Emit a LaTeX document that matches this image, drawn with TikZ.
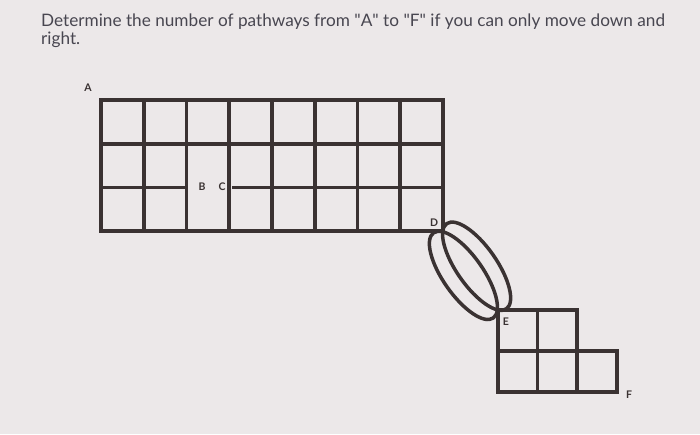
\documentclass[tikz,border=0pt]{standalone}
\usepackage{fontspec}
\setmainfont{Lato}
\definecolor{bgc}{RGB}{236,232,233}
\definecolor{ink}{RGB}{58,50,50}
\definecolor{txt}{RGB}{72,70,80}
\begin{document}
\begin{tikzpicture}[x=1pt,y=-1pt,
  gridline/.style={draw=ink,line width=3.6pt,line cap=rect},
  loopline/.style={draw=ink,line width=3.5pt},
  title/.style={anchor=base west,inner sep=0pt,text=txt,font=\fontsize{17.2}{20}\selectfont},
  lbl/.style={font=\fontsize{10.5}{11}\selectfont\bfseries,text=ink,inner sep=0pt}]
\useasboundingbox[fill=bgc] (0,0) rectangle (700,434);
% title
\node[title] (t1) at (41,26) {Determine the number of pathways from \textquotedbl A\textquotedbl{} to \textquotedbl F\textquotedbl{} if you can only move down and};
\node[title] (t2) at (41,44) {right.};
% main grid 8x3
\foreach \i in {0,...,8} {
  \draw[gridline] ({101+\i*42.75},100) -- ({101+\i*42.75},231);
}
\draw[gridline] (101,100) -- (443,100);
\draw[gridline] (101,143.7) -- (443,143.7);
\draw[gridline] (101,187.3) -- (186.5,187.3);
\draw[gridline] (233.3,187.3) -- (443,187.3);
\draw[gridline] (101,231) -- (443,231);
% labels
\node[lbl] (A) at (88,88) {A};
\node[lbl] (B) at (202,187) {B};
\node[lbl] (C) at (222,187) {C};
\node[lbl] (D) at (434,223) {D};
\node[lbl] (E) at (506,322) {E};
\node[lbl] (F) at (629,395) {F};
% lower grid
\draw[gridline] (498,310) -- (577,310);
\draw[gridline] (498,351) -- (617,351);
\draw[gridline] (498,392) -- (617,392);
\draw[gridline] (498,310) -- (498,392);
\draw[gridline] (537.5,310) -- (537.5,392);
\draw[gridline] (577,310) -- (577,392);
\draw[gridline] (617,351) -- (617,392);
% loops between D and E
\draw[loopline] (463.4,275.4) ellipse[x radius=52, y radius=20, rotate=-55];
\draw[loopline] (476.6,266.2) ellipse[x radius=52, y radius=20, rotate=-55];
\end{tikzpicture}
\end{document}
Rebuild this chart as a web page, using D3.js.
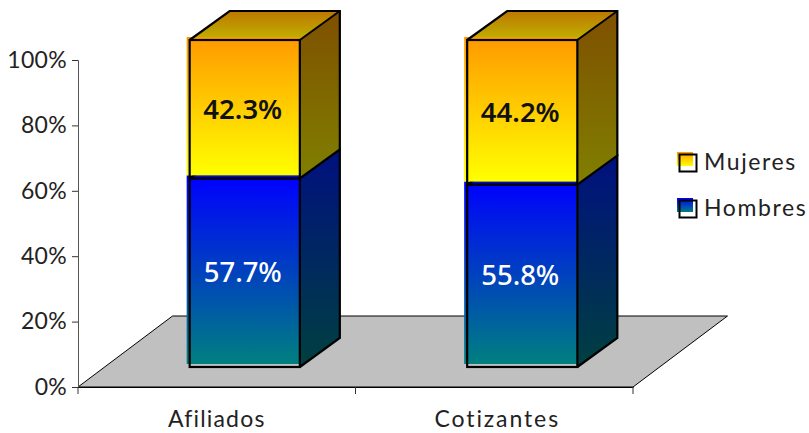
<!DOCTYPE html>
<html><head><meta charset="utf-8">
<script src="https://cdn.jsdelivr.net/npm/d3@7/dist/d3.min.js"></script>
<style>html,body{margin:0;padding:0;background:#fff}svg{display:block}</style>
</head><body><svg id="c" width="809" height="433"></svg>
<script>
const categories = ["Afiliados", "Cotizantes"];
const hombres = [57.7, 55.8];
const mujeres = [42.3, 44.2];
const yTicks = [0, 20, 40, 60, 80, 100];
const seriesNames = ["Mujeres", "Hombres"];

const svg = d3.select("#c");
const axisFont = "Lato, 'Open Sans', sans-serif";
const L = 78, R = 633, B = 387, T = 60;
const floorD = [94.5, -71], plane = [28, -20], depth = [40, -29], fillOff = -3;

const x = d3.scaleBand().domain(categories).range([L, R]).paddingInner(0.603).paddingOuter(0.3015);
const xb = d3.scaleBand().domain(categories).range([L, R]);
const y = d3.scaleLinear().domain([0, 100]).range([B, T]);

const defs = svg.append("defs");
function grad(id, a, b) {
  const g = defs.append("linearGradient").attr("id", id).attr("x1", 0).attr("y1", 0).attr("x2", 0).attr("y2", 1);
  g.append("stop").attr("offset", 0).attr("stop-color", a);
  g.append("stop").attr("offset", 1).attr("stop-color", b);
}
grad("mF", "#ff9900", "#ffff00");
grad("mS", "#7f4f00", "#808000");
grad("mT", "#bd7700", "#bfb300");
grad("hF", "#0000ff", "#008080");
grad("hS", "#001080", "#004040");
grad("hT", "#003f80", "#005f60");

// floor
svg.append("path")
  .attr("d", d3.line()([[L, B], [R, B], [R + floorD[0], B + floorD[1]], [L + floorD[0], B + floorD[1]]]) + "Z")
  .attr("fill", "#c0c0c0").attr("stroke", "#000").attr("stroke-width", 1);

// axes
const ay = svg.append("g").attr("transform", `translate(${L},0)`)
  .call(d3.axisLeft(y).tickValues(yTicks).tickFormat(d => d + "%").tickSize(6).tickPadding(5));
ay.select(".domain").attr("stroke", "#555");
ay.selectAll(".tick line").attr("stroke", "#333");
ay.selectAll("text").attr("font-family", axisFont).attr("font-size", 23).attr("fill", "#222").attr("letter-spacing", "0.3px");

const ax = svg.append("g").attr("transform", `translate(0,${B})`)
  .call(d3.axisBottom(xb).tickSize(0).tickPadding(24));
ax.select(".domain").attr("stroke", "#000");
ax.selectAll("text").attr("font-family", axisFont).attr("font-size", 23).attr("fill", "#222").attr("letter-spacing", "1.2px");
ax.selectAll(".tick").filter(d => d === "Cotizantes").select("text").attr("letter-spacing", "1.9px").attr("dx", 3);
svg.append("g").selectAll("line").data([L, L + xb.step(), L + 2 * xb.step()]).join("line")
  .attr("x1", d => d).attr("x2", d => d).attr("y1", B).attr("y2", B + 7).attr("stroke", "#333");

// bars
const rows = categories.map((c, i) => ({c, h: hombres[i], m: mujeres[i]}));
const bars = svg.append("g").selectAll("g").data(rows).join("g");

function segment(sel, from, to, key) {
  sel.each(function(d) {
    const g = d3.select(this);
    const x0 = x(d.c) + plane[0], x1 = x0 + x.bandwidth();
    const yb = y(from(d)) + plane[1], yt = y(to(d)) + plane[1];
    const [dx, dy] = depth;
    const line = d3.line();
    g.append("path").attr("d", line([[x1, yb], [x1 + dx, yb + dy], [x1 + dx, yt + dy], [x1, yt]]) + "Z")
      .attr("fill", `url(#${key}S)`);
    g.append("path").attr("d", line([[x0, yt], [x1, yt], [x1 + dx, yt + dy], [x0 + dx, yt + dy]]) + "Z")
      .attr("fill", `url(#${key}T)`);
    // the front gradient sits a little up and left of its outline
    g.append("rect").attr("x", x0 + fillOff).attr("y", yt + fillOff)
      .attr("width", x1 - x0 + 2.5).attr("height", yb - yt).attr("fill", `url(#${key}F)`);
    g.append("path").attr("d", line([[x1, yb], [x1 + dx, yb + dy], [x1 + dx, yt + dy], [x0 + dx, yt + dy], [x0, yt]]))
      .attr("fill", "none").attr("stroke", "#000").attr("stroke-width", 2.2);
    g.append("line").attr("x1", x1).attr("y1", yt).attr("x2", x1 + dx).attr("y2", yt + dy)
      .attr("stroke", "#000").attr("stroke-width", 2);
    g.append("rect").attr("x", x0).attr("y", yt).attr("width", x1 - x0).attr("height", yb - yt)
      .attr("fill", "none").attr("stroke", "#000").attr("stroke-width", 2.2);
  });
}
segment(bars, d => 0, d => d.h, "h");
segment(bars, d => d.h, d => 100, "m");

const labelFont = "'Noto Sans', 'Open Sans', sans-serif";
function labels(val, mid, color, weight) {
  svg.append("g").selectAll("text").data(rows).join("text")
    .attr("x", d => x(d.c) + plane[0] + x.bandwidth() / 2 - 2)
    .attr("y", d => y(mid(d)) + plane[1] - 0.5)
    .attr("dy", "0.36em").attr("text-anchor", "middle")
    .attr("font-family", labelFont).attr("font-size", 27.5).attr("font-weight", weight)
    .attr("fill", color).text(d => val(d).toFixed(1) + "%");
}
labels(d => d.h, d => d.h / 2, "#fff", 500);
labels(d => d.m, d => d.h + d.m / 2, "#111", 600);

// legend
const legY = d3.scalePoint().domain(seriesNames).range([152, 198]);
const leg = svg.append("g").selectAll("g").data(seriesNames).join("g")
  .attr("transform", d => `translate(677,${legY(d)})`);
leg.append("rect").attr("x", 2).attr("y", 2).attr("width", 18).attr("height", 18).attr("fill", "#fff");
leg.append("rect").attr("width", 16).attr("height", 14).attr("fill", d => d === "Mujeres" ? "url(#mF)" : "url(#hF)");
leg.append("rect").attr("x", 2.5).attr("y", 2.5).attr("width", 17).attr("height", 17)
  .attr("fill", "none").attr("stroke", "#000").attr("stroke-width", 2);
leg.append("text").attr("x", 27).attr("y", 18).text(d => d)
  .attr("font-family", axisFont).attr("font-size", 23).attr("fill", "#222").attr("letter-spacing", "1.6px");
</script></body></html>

········

_EXERCISE INSTRUCTIONS_: Where a line holds "this", copy it out.

_FINAL RESULT_:
Emit a LaTeX document that matches this image, drawn with TikZ.
Rebuild this chart as a web page, using D3.js.
    const g = d3.select(this);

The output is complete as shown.